Zielstrebigkeit, Durchsetzungshärte und Hartnäckigkeit

Canion ade: Mit Pfeiffer herrschen bei Compaq nun rauhere Sitten

08.11.1991

MÜNCHEN (bk) - Kein Unternehmen sorgte in den vergangenen neun Jahren in der DV-Szene für soviel Furore wie die texanische Compaq Computer Corp. Spektakulärer hätte nun auch der Wechsel an der Firmenspitze nicht vonstatten gehen können: Mitbegründer

Joseph R. "Rod" Canion wurde vom Verwaltungsrat innerhalb weniger Stunden geschaßt. Künftig herrscht Marketing-Profi Eckhard Pfeiffer über Wohl und Wehe der derzeit leicht angeschlagenen Company.

Der Rausschmiß von Canion, der Compaq im Februar 1982 zusammen mit seinen Texas-Instruments-Mitstreitern Bill Murto und Jim Harris gegründet hatte und dessen Person untrennbar mit dem rasanten Aufstieg von Compaq verbunden ist, kam zwar äußerst überraschend, zumindest für Europa-Chef Andreas Barth aber hatte sich Canions Ausscheiden schon seit längerem abgezeichnet.
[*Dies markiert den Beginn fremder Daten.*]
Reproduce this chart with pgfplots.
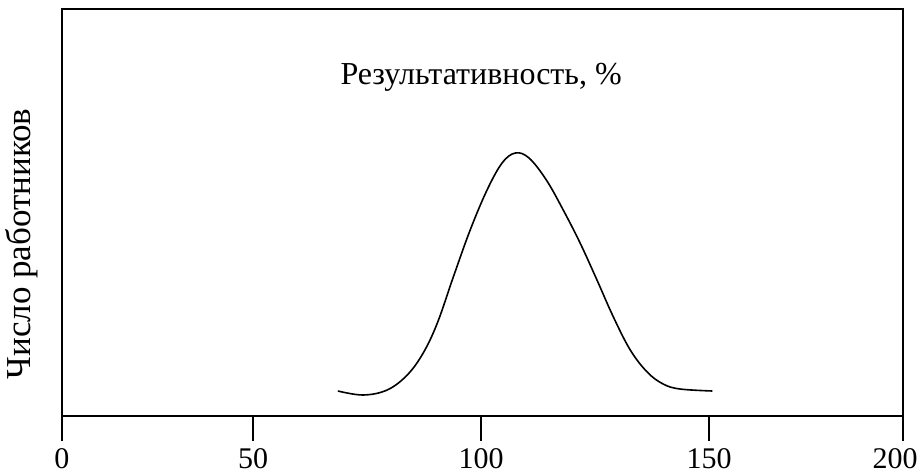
\documentclass[border=0pt]{standalone}
\usepackage{fontspec}
\setmainfont{Liberation Serif}
\usepackage{pgfplots}
\pgfplotsset{compat=1.18}

\begin{document}
\begin{tikzpicture}[x=1pt,y=1pt]
\begin{axis}[
  scale only axis,
  width=420.5pt, height=203.5pt,
  xmin=8.1, xmax=192.5,
  ymin=0, ymax=407,
  axis line style={line width=1pt},
  xtick={8.1,50,100,150,192.5},
  xticklabels={0,50,100,150,{\hspace*{-8pt}200}},
  ytick=\empty,
  tick align=outside,
  xtick pos=bottom,
  major tick length=12.5pt,
  tick style={line width=1pt, black},
  tick label style={font=\fontsize{15}{17}\selectfont},
  /pgf/number format/assume math mode=true,
  clip=false,
]
\addplot[line width=0.8pt, smooth, tension=0.6] coordinates {
(68.6,25) (74.1,21) (79.4,26) (83.8,41) (87.3,63) (90.4,93)
(93.9,139) (97.6,186) (101.3,226) (104.6,253) (107.5,263)
(110.5,258) (114.3,236) (118.0,206) (121.7,173) (125.4,136)
(129.0,99) (132.7,66) (136.4,44) (139.9,32) (143.6,27) (150.7,25)
};
\node[font=\fontsize{16}{18}\selectfont] at (axis cs:100,339) {Результативность, \%};
\end{axis}
\node[rotate=90, font=\fontsize{17.5}{20}\selectfont] at ([shift={(-20pt,86pt)}]current axis.south west) {Число работников};
\pgfresetboundingbox
\path ([shift={(-31pt,-28pt)}]current axis.south west) rectangle ([shift={(9.5pt,4.5pt)}]current axis.north east);
\end{tikzpicture}
\end{document}
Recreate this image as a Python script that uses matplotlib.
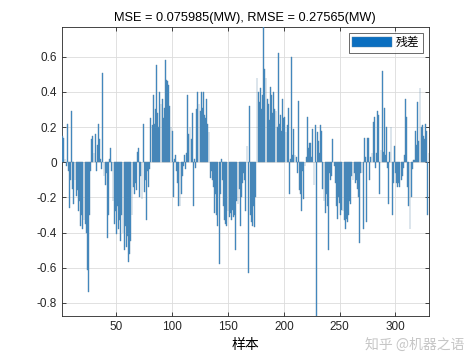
import numpy as np
import matplotlib.pyplot as plt

plt.rcParams['font.family'] = ['Liberation Sans', 'Noto Sans CJK SC', 'DejaVu Sans']

# residuals, sample 1..330
residual = [
    0.37, 0.15, 0.14, 0.02, -0.02, 0.22, -0.05, -0.26, -0.10, 0.29,
    -0.15, -0.24, -0.10, -0.19, -0.16, -0.28, -0.22, -0.36, -0.30, -0.38,
    -0.33, -0.35, -0.40, -0.61, -0.74, -0.30, -0.05, 0.13, 0.15, 0.05,
    0.16, -0.05, 0.10, 0.22, 0.13, 0.02, -0.04, 0.51, -0.08, -0.13,
    -0.06, -0.43, -0.30, 0.02, 0.08, -0.05, -0.22, -0.35, -0.28, -0.41,
    -0.25, -0.38, -0.33, -0.45, -0.30, -0.40, -0.50, -0.36, -0.48, -0.42,
    -0.57, -0.52, -0.45, -0.30, -0.14, -0.18, -0.12, -0.16, 0.06, 0.08,
    -0.20, -0.08, -0.21, 0.22, -0.17, -0.10, -0.33, -0.05, -0.14, -0.04,
    0.25, 0.21, 0.38, 0.22, 0.30, 0.55, 0.28, 0.20, 0.40, 0.33,
    0.36, 0.25, 0.31, 0.58, 0.47, 0.46, 0.44, 0.32, 0.20, 0.18,
    -0.20, 0.02, 0.04, -0.05, -0.12, -0.25, -0.25, -0.18, -0.08, -0.02,
    0.04, -0.04, 0.05, 0.38, 0.16, 0.20, 0.13, 0.28, -0.25, 0.02,
    -0.03, 0.30, 0.40, 0.33, 0.29, 0.40, 0.31, 0.40, 0.27, 0.25,
    0.36, 0.22, 0.17, -0.09, -0.05, -0.10, -0.14, -0.29, -0.18, -0.30,
    -0.36, -0.58, -0.18, 0.02, -0.10, -0.25, -0.33, -0.35, -0.36, -0.28,
    -0.31, -0.29, -0.33, -0.27, -0.31, -0.30, -0.50, -0.22, -0.24, -0.15,
    -0.36, -0.20, -0.12, -0.06, -0.10, -0.28, 0.09, -0.63, 0.32, -0.30,
    -0.34, -0.36, -0.25, -0.37, -0.20, 0.48, 0.40, 0.34, 0.42, 0.30,
    0.38, 0.771, 0.53, 0.48, 0.36, 0.33, 0.24, 0.43, 0.38, 0.28,
    0.40, 0.30, 0.29, 0.20, 0.62, 0.22, 0.27, 0.18, 0.36, 0.25,
    0.26, 0.17, 0.21, 0.31, -0.18, 0.02, 0.60, 0.04, 0.19, 0.04,
    0.03, -0.06, 0.35, -0.16, -0.18, -0.28, -0.05, -0.21, -0.02, 0.03,
    0.26, 0.08, 0.11, 0.11, 0.03, 0.19, -0.13, 0.21, -0.874, 0.17,
    0.12, 0.05, 0.21, 0.18, -0.15, -0.22, -0.29, -0.18, -0.25, -0.50,
    -0.06, -0.10, -0.08, 0.13, -0.02, -0.12, -0.25, -0.32, -0.20, -0.23,
    -0.30, -0.27, -0.28, -0.33, -0.38, -0.32, -0.34, -0.30, -0.22, -0.24,
    -0.08, -0.10, -0.06, -0.12, -0.10, -0.15, -0.20, -0.46, -0.06, -0.06,
    -0.38, 0.14, 0.03, -0.34, 0.14, 0.14, -0.10, 0.03, 0.05, 0.23,
    0.26, -0.03, 0.05, 0.29, 0.27, -0.18, 0.07, 0.52, 0.06, 0.31,
    0.04, 0.20, -0.03, -0.24, 0.06, 0.20, -0.30, -0.12, 0.09, -0.06,
    -0.12, -0.14, -0.12, -0.14, -0.10, -0.08, -0.03, 0.04, 0.36, 0.26,
    -0.14, -0.25, -0.38, -0.20, -0.04, 0.01, 0.01, 0.18, 0.10, 0.34,
    0.12, 0.42, 0.20, 0.21, 0.15, 0.13, 0.22, 0.18, -0.30, 0.05,
]
samples = np.arange(1, len(residual) + 1)
mse = 0.075985
rmse = 0.27565

fig = plt.figure(figsize=(4.74, 3.55), dpi=100)
ax = fig.add_axes([0.13, 0.11, 0.775, 0.815])

ax.bar(samples, residual, width=0.8, color='#3289cd', edgecolor='#5a86a8',
       linewidth=0.3, label='残差', zorder=3)

ax.set_xlim(1, 330)
ax.set_ylim(min(residual), max(residual))
ax.set_xticks([50, 100, 150, 200, 250, 300])
ax.set_yticks([-0.8, -0.6, -0.4, -0.2, 0, 0.2, 0.4, 0.6])
ax.set_yticklabels(['-0.8', '-0.6', '-0.4', '-0.2', '0', '0.2', '0.4', '0.6'])
ax.tick_params(direction='in', length=3, width=0.6, labelsize=8.5,
               colors='#262626', top=True, right=True)
ax.grid(True, color='#dcdcdc', linewidth=0.6, zorder=0)
for sp in ax.spines.values():
    sp.set_color('#262626')
    sp.set_linewidth(0.6)

ax.set_title(f'MSE = {mse}(MW), RMSE = {rmse}(MW)', fontsize=9.2, pad=4)
ax.set_xlabel('样本', fontsize=10, family=['Noto Sans CJK SC', 'DejaVu Sans'])

leg = ax.legend(loc='upper right', prop={'family': ['Noto Sans CJK SC'], 'size': 8.5},
                handlelength=3.4, handleheight=0.9, fancybox=False,
                borderpad=0.3, handletextpad=0.3, borderaxespad=0.5)
leg.get_frame().set_edgecolor('#262626')
leg.get_frame().set_linewidth(0.6)
leg.legend_handles[0].set_facecolor('#0b6fc0')

# watermark
fig.text(0.875, 0.028, '知乎 @机器之语', fontsize=10, color='#b8b8b8', alpha=0.8,
         ha='center', va='center', family=['Noto Sans CJK SC', 'DejaVu Sans'])

fig.savefig('out.png', dpi=100)
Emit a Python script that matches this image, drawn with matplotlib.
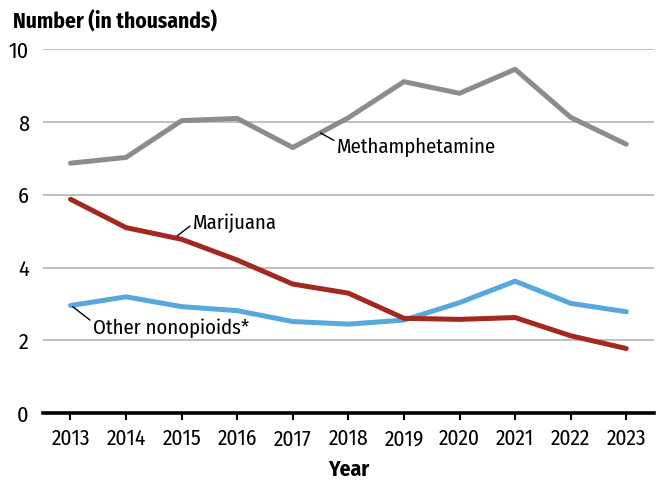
import matplotlib.pyplot as plt

years = [2013, 2014, 2015, 2016, 2017, 2018, 2019, 2020, 2021, 2022, 2023]
meth = [6.87, 7.03, 8.04, 8.10, 7.30, 8.12, 9.11, 8.79, 9.45, 8.13, 7.39]
marijuana = [5.88, 5.10, 4.78, 4.21, 3.55, 3.30, 2.61, 2.58, 2.63, 2.13, 1.78]
other = [2.96, 3.20, 2.93, 2.82, 2.52, 2.45, 2.56, 3.04, 3.63, 3.02, 2.79]

plt.rcParams['font.family'] = ['Fira Sans Condensed', 'DejaVu Sans']

fig = plt.figure(figsize=(6.57, 4.83), dpi=100)
ax = fig.add_axes([0.065, 0.1443, 0.9305, 0.7537])

# gridlines
for y in [2, 4, 6, 8, 10]:
    ax.axhline(y, color='#b4b4b4', lw=1.2, zorder=1)

ax.plot(years, meth, color='#8c8c8c', lw=3.6, solid_capstyle='round', zorder=3)
ax.plot(years, other, color='#56a8dd', lw=3.6, solid_capstyle='round', zorder=3)
ax.plot(years, marijuana, color='#a3281f', lw=3.6, solid_capstyle='round', zorder=4)

ax.set_xlim(2012.5, 2023.5)
ax.set_ylim(0, 10)
ax.set_xticks(years)
ax.set_yticks([0, 2, 4, 6, 8, 10])
ax.tick_params(axis='x', length=5, width=1.5, color='black', labelsize=15.5, pad=6)
ax.tick_params(axis='y', length=0, labelsize=16, pad=10)

for s in ['top', 'right', 'left']:
    ax.spines[s].set_visible(False)
ax.spines['bottom'].set_linewidth(2.6)
ax.spines['bottom'].set_zorder(5)

fig.text(0.02, 0.955, 'Number (in thousands)', fontsize=15.5, fontweight='bold',
         ha='left', va='center')
ax.set_xlabel('Year', fontsize=15.5, fontweight='bold', labelpad=7)

arrow = dict(arrowstyle='-', lw=1, color='black', shrinkA=0, shrinkB=0)
ax.annotate('Methamphetamine', xy=(2017.5, 7.70), xytext=(2017.79, 7.32),
            fontsize=14.8, ha='left', va='center',
            arrowprops=dict(arrow, relpos=(0, 0.75)))
ax.annotate('Marijuana', xy=(2014.9, 4.85), xytext=(2015.2, 5.23),
            fontsize=14.8, ha='left', va='center',
            arrowprops=dict(arrow, relpos=(0, 0.45)))
ax.annotate('Other nonopioids*', xy=(2013.04, 2.93), xytext=(2013.4, 2.34),
            fontsize=14.8, ha='left', va='center',
            arrowprops=dict(arrow, relpos=(0, 0.8)))

fig.savefig('out.png', dpi=100)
Konflikte bei der Gewaltenteilung

Durch die Berufung Eckhard Pfeiffers zum Chief Operating Officer mit Verantwortung für das gesamte weltweite operationelle Geschäft Anfang des Jahres habe sich Canion nur noch mit dem strategischen Teil der Unternehmensentscheidungen befaßt. Im

Rahmen dieser "Gewaltenteilung" sei es aber immer wieder zu Konflikten gekommen, weil Canion bei allen Entscheidungen nach wie vor das letzte Wort hatte und Pfeiffer sich mit seinen Vorstellungen häufig nicht durchsetzen konnte.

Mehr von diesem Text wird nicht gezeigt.